**** LISTED ENTRIES

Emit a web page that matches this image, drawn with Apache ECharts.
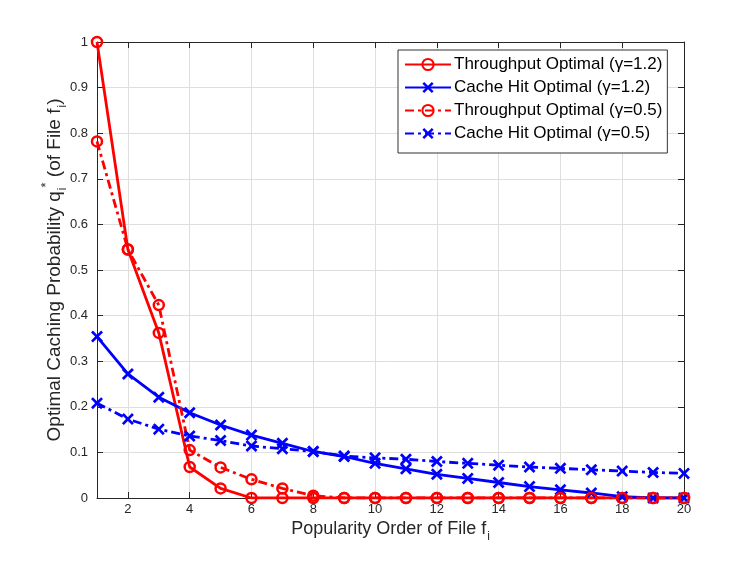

********
**** LISTED ENTRIES

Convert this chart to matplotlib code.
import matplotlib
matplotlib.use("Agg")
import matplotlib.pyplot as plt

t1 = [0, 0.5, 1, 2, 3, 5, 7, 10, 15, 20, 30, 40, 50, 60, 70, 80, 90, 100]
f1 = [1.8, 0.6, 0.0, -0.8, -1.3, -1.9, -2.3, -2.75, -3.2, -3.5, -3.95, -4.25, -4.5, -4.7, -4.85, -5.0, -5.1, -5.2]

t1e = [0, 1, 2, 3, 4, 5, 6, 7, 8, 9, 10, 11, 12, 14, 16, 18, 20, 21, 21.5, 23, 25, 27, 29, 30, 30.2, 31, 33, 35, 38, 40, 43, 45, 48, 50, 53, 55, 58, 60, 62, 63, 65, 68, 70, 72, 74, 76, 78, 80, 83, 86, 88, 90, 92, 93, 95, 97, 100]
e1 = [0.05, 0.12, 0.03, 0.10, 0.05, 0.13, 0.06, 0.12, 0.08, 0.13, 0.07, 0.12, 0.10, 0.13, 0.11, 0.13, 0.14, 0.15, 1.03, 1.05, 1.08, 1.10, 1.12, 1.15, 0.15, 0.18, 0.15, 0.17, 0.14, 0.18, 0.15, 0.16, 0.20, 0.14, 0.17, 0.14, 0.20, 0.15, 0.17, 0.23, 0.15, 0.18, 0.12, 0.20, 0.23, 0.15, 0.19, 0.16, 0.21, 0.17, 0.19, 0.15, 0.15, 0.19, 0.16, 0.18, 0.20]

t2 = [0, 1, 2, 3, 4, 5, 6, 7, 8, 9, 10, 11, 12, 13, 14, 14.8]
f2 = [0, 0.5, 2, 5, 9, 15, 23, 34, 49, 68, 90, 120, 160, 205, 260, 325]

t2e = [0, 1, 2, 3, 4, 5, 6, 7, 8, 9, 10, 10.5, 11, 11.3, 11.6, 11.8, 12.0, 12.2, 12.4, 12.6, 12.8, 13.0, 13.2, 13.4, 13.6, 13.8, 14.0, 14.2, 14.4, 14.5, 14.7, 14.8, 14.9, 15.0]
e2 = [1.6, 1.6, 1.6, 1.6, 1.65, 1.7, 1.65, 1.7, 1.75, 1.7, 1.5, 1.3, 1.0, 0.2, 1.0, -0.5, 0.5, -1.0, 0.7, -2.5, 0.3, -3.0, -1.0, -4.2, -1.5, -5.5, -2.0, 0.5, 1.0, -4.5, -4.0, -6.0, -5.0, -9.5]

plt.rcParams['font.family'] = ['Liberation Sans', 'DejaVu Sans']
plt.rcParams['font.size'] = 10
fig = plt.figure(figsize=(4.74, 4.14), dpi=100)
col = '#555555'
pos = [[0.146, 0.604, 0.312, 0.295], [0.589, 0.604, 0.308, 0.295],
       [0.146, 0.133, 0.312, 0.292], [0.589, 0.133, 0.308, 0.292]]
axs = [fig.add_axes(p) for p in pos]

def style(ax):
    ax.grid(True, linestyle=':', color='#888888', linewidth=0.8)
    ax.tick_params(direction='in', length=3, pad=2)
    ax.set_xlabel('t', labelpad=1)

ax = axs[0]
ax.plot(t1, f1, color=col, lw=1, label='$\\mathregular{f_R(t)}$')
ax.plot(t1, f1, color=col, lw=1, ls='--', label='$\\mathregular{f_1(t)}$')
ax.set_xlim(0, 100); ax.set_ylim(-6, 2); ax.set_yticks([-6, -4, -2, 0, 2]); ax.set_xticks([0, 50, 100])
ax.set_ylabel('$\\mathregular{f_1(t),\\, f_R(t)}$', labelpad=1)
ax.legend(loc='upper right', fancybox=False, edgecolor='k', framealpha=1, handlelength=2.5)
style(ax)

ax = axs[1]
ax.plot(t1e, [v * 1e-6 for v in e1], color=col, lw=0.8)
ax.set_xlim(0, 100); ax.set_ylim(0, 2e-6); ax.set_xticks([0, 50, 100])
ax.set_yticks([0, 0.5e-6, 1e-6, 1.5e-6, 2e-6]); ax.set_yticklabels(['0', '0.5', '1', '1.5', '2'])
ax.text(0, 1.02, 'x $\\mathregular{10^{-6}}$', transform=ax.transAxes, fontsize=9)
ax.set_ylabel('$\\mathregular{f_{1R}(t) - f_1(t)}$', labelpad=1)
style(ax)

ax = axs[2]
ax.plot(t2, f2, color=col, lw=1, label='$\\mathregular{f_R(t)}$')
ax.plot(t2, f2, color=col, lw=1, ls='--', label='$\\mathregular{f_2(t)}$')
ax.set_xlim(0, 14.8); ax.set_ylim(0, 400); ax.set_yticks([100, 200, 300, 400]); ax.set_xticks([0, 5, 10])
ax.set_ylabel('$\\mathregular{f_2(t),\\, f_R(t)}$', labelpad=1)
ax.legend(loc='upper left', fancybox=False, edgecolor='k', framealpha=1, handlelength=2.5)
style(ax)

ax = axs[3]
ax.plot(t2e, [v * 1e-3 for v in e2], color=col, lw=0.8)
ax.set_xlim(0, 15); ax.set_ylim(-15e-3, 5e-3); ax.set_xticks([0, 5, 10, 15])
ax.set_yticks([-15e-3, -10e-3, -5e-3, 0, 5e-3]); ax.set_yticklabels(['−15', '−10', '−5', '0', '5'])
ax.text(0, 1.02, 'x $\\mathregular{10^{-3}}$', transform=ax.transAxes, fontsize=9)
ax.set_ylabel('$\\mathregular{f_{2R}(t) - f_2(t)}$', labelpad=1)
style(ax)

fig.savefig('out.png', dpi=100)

********

REQUIRED TASK: Find each line holding the word "this" and copy it.

ANSWER FOR THE TASK:
Emit a web page that matches this image, drawn with Apache ECharts.
Convert this chart to matplotlib code.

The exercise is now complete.